Thailand
Bangkok + an Island, the Honest Route
Thailand is the country where I stopped pretending to be 'off the beaten path'. The beaten path is beaten because it's good. The route below is the one I'd suggest to a first-time visitor with about ten days: a few days of city, a few days of water, one travel day in between.
Route, day by day
Days 1–3 — Bangkok. Grand Palace and Wat Pho on day one (early). Chinatown street-food crawl. A long-tail boat through the Thonburi canals. Don't try to fit the Chatuchak weekend market into a weekday; it isn't there.
Day 4 — Travel south. Domestic flight from BKK to Krabi (1.5h) or Surat Thani for the Koh Samui ferry. Either way: half-travel day, half-recovery day.
Days 5–8 — Krabi / Railay or Koh Samui. Pick one. Krabi → Railay Beach is more dramatic (limestone cliffs). Koh Samui is easier (resorts, infrastructure). Day trips to Phi Phi or Ang Thong are touristy but legitimately beautiful.
Day 9 — Return north. Fly back to Bangkok. A spare evening to revisit a favourite restaurant or rooftop.
Day 10 — Bangkok or Ayutthaya. If you haven't seen Ayutthaya, do it as a day trip: 90-minute train, ancient temples, back in time for dinner.
Practical notes
- The taxi rule in Bangkok: insist on the meter, or use Grab. The flat-rate quote is always a worse deal.
- Tuk-tuks are a one-time experience, not a transit strategy.

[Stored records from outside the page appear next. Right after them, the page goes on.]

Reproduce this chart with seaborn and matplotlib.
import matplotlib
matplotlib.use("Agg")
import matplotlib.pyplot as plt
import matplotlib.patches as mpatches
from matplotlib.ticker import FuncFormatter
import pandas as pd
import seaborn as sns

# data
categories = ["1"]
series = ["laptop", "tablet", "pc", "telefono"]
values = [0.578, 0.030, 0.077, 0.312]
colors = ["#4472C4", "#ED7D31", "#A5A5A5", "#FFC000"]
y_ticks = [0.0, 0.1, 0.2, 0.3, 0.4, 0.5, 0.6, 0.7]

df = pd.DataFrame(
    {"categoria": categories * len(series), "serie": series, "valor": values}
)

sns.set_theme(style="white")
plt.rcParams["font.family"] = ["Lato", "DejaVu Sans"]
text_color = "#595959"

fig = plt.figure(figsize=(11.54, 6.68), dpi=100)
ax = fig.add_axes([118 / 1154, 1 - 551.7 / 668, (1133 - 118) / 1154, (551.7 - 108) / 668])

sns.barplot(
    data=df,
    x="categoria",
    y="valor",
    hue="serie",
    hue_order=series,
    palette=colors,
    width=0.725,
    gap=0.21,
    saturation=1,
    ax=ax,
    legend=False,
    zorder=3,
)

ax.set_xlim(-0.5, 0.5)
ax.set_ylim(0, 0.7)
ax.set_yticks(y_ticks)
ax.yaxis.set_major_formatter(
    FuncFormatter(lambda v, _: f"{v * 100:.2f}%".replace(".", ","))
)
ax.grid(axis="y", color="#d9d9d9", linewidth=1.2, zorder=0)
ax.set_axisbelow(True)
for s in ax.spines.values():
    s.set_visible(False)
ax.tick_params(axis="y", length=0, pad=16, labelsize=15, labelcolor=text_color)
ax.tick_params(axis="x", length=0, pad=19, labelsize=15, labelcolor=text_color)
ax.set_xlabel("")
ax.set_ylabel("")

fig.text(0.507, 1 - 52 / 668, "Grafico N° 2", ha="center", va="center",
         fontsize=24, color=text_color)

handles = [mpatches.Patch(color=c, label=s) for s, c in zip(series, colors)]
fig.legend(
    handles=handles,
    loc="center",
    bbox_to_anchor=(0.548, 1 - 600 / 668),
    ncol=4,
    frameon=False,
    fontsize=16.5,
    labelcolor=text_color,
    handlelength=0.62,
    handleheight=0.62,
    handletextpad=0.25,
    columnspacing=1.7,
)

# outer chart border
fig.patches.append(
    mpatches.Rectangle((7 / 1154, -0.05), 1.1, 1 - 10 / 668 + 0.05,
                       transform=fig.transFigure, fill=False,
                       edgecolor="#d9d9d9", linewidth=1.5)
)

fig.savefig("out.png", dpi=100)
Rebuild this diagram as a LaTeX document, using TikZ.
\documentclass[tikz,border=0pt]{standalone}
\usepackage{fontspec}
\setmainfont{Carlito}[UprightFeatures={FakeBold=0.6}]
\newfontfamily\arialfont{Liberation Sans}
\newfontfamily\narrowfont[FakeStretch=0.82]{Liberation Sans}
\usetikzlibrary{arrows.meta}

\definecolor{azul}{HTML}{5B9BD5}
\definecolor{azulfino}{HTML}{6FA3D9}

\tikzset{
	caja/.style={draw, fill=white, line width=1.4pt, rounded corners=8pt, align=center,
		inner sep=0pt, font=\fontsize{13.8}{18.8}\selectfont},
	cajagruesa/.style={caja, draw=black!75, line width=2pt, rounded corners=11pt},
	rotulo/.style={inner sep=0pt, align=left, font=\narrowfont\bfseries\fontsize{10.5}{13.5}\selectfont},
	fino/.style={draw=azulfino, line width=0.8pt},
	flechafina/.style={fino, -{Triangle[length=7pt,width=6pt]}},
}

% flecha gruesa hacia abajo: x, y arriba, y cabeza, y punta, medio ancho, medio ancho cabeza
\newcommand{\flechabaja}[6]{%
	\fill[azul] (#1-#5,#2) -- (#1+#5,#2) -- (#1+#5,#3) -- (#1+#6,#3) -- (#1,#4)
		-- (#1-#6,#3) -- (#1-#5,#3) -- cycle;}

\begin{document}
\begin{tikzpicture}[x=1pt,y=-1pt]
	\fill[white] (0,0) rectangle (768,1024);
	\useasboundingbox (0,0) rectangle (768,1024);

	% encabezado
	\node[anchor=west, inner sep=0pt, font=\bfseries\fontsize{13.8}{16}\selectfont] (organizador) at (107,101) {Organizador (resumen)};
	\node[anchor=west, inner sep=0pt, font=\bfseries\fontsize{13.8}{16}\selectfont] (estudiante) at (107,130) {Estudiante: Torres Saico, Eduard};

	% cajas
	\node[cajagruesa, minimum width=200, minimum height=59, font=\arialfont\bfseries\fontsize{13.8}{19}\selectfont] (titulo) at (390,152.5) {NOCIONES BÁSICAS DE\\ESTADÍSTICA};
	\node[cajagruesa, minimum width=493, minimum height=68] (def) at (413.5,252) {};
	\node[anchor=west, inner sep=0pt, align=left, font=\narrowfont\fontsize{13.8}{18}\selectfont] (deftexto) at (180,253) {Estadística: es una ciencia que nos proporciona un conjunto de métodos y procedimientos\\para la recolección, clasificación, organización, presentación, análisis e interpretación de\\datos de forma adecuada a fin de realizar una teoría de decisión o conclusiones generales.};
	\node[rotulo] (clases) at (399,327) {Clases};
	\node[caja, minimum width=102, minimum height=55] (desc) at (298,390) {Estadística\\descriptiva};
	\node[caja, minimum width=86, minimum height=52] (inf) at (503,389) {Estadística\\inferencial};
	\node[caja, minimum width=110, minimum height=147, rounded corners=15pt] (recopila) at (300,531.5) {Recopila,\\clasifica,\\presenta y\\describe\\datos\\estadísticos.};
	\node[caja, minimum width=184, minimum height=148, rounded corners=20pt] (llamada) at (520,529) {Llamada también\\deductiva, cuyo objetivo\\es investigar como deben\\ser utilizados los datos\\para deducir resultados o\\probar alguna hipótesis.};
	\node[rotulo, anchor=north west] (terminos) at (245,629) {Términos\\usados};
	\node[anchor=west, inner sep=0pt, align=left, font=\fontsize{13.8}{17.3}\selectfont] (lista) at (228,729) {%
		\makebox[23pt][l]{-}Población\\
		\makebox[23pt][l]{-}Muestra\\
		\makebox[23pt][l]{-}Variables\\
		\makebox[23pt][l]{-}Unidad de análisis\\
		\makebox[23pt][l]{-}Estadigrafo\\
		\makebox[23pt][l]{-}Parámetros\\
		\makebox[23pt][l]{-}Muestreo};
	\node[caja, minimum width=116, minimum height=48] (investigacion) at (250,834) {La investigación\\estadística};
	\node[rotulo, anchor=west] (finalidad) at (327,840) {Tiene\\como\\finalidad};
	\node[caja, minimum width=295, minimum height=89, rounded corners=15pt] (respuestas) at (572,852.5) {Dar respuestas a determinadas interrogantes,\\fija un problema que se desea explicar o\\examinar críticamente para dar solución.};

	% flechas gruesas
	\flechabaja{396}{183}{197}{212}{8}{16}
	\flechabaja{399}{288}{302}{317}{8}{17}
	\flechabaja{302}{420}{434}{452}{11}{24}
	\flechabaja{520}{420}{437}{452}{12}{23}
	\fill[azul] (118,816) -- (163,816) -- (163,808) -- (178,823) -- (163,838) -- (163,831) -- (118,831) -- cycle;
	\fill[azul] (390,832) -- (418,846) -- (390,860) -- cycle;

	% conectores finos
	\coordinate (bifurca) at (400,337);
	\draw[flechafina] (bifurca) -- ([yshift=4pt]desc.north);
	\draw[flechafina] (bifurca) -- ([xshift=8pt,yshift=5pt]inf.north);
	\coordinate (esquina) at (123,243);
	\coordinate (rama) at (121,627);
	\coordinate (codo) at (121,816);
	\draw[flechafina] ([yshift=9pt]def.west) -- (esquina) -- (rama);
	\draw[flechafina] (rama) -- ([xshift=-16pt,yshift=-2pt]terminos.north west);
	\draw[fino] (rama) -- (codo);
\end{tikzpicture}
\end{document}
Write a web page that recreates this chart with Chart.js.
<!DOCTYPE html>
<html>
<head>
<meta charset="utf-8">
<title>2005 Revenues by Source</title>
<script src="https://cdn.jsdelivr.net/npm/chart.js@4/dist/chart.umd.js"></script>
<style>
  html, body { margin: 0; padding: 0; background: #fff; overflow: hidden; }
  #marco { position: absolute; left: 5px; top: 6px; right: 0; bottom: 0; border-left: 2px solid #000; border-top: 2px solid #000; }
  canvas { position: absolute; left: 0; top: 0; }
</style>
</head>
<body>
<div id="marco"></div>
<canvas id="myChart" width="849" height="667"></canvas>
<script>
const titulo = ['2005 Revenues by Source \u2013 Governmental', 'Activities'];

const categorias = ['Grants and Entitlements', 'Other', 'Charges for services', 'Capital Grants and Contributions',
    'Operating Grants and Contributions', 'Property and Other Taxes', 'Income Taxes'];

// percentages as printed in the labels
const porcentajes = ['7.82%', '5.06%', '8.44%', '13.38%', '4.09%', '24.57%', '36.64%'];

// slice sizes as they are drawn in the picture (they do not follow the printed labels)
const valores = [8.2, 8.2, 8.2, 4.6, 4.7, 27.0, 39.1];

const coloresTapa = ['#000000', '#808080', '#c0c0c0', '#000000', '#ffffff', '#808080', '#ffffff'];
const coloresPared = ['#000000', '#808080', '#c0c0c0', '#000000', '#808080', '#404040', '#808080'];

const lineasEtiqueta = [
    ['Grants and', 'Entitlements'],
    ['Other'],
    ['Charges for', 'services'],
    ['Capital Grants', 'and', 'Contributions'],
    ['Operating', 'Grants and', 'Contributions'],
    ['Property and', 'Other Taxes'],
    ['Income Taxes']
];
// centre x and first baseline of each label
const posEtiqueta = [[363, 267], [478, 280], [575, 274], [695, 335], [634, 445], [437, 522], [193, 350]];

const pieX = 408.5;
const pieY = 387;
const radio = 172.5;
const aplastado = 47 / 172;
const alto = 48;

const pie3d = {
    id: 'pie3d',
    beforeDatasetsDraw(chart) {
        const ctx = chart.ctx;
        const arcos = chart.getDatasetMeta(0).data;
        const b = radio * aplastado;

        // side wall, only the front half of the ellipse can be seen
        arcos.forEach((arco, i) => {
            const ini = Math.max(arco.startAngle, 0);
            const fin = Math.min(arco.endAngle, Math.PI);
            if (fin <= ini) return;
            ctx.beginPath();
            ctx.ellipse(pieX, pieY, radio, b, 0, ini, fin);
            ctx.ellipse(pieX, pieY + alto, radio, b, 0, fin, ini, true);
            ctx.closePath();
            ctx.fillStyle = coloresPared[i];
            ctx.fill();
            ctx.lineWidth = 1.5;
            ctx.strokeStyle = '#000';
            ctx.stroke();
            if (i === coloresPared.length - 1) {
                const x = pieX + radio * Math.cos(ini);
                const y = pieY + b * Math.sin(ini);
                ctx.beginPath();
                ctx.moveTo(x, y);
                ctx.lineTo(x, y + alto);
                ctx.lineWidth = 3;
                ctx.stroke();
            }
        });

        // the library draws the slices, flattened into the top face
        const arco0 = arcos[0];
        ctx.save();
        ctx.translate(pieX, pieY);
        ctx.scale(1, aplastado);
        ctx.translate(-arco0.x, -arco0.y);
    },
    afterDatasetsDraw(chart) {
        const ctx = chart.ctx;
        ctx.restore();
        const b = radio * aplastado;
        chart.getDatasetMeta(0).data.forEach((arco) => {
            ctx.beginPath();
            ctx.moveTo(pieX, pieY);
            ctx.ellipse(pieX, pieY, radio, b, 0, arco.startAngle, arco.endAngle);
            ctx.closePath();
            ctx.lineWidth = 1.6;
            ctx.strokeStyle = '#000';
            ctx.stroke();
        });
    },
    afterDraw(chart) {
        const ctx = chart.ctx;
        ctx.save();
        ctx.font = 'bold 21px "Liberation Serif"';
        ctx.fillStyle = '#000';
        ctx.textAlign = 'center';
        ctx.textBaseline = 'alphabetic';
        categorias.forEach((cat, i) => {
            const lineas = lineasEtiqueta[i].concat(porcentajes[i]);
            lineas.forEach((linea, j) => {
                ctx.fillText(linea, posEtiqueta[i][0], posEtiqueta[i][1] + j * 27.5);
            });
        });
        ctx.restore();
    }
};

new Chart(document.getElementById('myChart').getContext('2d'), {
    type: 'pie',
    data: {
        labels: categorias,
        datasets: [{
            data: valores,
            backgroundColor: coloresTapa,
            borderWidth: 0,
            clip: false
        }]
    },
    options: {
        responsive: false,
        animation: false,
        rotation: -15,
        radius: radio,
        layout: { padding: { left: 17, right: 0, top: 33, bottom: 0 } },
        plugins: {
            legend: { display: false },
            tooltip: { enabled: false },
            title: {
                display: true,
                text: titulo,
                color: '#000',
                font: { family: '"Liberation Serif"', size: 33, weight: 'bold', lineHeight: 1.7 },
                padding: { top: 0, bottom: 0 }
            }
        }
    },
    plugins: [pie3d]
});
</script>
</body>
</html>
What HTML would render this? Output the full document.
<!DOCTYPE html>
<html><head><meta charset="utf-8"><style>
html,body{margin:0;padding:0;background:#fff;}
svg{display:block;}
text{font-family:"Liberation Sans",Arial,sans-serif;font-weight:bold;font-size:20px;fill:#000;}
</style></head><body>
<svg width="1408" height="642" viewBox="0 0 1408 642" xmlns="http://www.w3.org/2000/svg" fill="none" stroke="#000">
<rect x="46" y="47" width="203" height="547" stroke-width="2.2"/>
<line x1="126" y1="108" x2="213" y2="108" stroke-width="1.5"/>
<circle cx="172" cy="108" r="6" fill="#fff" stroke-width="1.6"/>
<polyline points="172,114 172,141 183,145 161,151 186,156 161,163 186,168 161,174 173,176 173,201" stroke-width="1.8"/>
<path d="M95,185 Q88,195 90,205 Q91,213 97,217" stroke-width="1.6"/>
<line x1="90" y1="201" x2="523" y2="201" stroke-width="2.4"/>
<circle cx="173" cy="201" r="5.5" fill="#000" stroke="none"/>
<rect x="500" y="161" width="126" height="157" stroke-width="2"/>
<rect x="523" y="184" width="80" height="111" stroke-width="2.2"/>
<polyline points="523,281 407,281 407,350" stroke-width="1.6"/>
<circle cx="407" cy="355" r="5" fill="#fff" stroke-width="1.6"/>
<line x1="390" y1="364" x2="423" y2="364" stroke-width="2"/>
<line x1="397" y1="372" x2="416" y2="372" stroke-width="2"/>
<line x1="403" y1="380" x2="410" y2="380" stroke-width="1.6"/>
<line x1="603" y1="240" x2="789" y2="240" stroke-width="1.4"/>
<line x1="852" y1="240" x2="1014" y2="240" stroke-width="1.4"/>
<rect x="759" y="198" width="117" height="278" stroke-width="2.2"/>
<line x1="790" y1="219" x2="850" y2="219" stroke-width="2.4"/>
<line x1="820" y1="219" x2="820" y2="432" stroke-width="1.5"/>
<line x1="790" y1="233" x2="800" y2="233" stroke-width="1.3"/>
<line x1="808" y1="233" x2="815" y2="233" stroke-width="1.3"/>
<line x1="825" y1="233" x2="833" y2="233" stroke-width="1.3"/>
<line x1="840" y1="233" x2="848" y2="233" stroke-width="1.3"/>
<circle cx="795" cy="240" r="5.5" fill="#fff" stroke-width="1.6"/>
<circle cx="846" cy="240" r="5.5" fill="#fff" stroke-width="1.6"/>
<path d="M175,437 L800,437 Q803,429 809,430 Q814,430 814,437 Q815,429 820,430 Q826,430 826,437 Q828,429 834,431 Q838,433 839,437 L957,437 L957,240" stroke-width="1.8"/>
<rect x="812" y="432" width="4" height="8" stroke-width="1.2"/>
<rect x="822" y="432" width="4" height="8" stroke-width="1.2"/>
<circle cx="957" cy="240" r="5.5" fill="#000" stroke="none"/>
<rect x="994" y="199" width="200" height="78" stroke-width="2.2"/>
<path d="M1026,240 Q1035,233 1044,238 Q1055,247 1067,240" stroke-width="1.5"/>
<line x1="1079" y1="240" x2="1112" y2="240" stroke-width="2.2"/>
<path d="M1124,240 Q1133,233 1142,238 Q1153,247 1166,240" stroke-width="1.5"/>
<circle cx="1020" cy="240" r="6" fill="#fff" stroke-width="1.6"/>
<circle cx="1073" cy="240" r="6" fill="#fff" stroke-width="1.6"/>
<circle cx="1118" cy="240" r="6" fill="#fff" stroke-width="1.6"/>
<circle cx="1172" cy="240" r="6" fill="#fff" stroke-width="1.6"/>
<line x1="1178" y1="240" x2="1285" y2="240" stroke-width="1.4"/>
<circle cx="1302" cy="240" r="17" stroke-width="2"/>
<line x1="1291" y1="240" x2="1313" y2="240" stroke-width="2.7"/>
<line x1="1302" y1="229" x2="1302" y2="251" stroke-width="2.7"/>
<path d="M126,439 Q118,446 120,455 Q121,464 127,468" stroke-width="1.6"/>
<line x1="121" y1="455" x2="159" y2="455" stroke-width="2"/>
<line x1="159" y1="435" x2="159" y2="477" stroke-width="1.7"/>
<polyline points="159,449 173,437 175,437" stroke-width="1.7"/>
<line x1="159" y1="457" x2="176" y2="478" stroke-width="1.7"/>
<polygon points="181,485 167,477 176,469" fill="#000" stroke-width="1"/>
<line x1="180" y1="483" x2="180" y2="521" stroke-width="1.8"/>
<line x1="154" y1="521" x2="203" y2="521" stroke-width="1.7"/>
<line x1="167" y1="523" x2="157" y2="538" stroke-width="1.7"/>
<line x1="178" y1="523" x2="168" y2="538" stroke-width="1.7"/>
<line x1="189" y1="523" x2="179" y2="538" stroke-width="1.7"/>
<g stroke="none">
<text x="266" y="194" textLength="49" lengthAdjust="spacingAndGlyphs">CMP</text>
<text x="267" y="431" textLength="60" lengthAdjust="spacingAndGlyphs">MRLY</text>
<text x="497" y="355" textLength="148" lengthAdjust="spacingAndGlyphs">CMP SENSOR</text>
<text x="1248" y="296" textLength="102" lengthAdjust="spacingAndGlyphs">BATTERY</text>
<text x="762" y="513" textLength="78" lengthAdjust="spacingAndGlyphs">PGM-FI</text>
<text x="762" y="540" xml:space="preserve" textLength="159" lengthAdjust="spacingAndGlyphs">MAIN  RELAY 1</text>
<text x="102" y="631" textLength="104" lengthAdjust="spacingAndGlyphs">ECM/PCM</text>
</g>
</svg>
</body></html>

- Beach booking: book the boat / ferry through your hotel; the open-counter places at the harbour are markup-heavy.
- SIM card: AIS or TrueMove desks at the airport; 7-day tourist data is cheap and worth it.
What I'd write more about
- The Koh Samui versus Phuket decision, from someone who's done both.
- A guide to Bangkok night markets that aren't aimed at tourists.
- Why the long-tail boat at sunrise is worth the early start.
Note: Working draft based on memory and a route I'd recommend. I'll expand each day with photos, specific places, and longer reflections as I revisit my notes.